Rugueux, anguleux, parfois même incisif, le rock de Daniel Boucher a quelque chose d’un peu désordonné. Les arrangements sont modernes, amples et nuancés, mais l’urgence de chanter «les choses qu’on pense tout bas, mais quy faut pas dire trop clairement» (Un inconnu) le pousse tout de même à certains raccourcis. Il opte pour une énergie brute, naturelle, comme s’il voulait éviter de faire trop beau ou trop poli. Et c’est ce qui rend son aventure musicale franchement tripative.
«La rigidité, c’est une chose; la rigueur, c’en est une autre. Tu peux être complètement slack dans ta façon de faire des chansons tout en demeurant rigoureux, croit-il. Sur l’album, je parle d’affaires qui choquent, de choses que j’aimerais voir changer. Il ne faut pas faire ça trop doucement, sinon ça ne marchera pas! Il faut appeler les choses par leur nom. Ce n’est pas que je sois fondamentalement baveux, c’est juste qu’il n’y a pas grand monde qui le fait, insiste-t-il.
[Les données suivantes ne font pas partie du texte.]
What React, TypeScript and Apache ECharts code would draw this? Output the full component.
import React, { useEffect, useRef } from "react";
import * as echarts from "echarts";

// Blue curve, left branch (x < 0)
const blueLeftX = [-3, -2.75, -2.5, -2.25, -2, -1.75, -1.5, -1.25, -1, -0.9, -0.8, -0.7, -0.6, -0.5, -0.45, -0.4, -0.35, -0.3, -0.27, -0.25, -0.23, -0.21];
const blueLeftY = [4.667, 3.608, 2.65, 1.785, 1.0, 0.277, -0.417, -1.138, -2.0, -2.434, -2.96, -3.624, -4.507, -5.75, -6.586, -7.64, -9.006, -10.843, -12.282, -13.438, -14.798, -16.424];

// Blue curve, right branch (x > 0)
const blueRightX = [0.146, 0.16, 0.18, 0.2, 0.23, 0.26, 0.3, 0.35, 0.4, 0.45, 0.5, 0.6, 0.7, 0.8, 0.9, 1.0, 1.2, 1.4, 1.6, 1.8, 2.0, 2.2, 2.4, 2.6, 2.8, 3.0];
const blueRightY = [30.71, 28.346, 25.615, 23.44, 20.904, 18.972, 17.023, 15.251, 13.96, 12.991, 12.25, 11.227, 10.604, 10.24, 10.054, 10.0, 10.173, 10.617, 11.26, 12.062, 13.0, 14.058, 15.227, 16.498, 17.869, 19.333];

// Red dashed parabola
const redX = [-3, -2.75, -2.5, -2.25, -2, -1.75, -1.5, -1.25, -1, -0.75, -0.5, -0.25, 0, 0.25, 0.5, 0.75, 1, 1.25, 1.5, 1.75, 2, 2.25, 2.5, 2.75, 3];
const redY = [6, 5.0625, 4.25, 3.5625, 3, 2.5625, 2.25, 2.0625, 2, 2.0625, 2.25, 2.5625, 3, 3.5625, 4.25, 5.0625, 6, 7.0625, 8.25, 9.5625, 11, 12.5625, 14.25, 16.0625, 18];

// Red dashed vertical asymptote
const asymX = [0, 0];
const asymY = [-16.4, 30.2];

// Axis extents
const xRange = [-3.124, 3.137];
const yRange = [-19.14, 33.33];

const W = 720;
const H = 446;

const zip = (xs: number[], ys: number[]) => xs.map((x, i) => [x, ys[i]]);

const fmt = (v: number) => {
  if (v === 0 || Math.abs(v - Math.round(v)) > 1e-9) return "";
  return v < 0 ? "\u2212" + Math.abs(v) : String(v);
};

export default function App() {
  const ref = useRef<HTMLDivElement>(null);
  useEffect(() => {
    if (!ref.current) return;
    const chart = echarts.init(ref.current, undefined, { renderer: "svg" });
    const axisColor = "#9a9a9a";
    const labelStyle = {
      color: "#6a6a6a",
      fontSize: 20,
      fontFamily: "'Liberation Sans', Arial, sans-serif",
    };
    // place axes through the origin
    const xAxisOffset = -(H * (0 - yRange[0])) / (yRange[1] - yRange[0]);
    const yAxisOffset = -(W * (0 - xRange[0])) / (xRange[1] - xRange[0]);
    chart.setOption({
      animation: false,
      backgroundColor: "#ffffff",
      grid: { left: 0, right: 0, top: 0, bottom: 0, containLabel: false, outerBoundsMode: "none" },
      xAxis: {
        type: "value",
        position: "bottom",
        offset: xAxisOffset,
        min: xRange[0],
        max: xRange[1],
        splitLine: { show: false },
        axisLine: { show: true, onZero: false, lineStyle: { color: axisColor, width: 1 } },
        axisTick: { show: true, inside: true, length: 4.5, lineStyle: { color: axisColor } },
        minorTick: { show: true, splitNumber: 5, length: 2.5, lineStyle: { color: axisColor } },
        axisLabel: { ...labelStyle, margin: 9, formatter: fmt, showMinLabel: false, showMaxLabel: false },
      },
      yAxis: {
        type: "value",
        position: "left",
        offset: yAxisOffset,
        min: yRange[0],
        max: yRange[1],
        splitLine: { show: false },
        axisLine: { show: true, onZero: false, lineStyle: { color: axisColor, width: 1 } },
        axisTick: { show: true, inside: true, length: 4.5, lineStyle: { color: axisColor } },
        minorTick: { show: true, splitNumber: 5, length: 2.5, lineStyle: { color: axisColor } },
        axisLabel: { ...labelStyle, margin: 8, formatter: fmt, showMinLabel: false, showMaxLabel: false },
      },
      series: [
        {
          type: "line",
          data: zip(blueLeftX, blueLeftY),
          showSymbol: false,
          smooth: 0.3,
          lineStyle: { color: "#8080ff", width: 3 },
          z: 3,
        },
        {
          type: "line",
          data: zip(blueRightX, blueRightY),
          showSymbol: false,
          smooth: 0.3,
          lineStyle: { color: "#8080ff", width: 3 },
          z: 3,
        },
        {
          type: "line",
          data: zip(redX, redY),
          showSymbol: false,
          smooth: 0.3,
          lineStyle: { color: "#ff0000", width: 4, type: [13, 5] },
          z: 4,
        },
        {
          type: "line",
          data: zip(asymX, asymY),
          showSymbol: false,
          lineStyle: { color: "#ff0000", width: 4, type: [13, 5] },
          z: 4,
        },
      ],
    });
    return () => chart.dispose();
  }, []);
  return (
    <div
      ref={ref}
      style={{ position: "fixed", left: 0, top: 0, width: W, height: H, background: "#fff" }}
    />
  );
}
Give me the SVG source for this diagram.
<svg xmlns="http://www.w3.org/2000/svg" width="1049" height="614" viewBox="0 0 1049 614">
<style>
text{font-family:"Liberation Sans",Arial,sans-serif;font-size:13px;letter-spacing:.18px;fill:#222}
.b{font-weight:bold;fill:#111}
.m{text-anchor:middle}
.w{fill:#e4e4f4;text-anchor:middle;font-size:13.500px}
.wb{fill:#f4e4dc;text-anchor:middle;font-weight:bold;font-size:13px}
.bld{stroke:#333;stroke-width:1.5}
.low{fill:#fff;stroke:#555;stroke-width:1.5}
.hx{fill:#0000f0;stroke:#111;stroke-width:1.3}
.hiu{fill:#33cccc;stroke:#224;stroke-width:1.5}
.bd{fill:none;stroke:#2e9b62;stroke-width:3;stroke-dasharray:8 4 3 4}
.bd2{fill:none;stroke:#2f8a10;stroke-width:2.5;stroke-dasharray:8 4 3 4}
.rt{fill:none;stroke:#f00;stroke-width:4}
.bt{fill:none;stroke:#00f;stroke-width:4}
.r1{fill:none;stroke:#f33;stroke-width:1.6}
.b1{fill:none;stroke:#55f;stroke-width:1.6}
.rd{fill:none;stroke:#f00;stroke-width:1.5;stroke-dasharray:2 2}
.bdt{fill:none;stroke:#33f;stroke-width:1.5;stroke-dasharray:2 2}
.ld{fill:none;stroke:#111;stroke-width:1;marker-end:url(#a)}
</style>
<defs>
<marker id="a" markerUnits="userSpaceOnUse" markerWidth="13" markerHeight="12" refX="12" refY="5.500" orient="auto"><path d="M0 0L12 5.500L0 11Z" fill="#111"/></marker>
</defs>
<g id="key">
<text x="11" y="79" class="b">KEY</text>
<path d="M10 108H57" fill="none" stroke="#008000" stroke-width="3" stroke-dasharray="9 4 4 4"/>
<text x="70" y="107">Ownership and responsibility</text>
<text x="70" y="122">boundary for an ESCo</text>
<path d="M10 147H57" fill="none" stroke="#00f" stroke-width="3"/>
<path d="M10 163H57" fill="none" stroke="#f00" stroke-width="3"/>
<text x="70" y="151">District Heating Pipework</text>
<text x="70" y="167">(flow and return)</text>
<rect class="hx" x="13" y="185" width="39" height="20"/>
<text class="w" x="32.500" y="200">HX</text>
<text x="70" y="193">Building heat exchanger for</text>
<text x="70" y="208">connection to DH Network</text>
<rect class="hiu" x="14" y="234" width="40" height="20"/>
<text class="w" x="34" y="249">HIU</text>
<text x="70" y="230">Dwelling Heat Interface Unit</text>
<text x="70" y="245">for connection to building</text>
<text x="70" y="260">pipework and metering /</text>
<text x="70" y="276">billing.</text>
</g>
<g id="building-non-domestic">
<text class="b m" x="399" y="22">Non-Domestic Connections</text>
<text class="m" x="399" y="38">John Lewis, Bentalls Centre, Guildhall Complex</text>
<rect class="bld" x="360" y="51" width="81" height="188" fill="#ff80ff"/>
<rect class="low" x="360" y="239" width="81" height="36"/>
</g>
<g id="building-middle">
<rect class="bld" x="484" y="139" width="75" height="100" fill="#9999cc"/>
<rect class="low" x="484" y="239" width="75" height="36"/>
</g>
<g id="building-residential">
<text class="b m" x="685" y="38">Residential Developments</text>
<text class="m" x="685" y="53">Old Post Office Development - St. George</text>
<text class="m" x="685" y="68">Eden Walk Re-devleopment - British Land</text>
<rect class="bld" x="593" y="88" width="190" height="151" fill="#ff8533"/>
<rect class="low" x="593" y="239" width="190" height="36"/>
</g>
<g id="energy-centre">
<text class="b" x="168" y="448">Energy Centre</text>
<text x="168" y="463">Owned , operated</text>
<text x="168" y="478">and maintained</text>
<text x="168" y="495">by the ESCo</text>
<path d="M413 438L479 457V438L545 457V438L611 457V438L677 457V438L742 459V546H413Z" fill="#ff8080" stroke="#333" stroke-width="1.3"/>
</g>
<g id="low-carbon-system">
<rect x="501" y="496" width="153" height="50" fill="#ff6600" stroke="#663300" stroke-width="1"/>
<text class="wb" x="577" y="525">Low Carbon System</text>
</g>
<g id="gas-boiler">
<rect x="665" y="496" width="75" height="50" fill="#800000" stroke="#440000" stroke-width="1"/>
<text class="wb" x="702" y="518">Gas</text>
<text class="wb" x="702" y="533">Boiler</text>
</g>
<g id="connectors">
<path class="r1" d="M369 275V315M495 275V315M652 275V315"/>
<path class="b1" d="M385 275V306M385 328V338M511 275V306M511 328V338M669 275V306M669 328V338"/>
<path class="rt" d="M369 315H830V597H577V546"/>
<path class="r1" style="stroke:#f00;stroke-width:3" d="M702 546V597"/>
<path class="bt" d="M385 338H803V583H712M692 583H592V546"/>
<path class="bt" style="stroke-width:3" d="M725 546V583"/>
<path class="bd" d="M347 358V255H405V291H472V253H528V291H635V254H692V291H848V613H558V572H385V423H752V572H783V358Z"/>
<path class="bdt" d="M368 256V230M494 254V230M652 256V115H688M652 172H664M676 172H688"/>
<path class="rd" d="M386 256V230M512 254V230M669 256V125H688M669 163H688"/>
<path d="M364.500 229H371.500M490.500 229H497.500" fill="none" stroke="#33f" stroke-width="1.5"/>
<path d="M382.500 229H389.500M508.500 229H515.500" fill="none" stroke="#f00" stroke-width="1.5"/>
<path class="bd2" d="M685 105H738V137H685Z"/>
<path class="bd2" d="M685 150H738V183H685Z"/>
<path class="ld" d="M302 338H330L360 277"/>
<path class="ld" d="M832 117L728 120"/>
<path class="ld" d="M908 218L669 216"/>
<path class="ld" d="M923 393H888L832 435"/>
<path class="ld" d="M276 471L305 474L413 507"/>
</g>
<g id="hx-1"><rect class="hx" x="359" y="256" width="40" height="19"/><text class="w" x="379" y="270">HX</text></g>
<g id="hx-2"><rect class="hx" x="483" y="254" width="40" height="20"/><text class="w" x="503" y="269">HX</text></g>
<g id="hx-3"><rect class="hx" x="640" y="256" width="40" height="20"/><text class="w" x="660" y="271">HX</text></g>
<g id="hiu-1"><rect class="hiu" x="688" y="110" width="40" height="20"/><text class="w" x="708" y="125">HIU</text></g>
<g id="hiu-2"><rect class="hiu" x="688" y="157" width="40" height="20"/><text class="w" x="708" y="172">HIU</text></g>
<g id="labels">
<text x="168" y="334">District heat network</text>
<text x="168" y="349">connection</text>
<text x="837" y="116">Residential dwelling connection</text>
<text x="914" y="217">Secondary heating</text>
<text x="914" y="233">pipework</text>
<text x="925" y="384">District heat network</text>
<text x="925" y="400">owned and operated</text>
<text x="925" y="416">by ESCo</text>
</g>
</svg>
C’est pour ça qu’on reste bête quand ça arrive. D’ordinaire, on fait trop attention aux réactions qu’on va provoquer.»
«Quand tu prends position, t’as le vent dans la face, poursuit-il. Ici, ce n’est pas facile de faire du rock. Si tu as le malheur de mettre le pied à côté de la track, tu te fais regarder de travers. On n’aime pas ça se faire déranger. C’est paradoxal parce qu’on aime que les choses changent, qu’elles évoluent, mais il ne faut pas trop bousculer les petites habitudes du citoyen.»
Daniel Boucher n’a pas choisi la voie la plus facile. Il en est conscient, mais il a l’esprit tranquille: il n’a fait aucun compromis. «Dix mille matins va être mon premier album toute ma vie, il fallait que je sois capable de vivre avec ça», expose-t-il. Contrairement à celles écrites avec ses anciens groupes, les chansons gravées sur son premier disque, il les assume pleinement. Et il semble prêt à aller les porter jusqu’au bout du monde, si on lui en donne la chance.
Après avoir fait quelques spectacles en première partie de Gildor Roy l’automne dernier, le jeune auteur-compositeur a enfin l’occasion de monter son show à lui. Pour la première fois depuis la sortie de son disque, il jouera devant un public venu exprès pour entendre sa voix puissante t un brin railleuse. On l’imagine déjà débarquer sur scène avec son jean usé, ses cheveux ébouriffés, l’oeil amusé et le sourire narquois. Il n’aura pas l’air d’un jeune premier, mais, entre vous et moi, au prochain gala de l’ADISQ, c’est sur lui que je vais tout miser.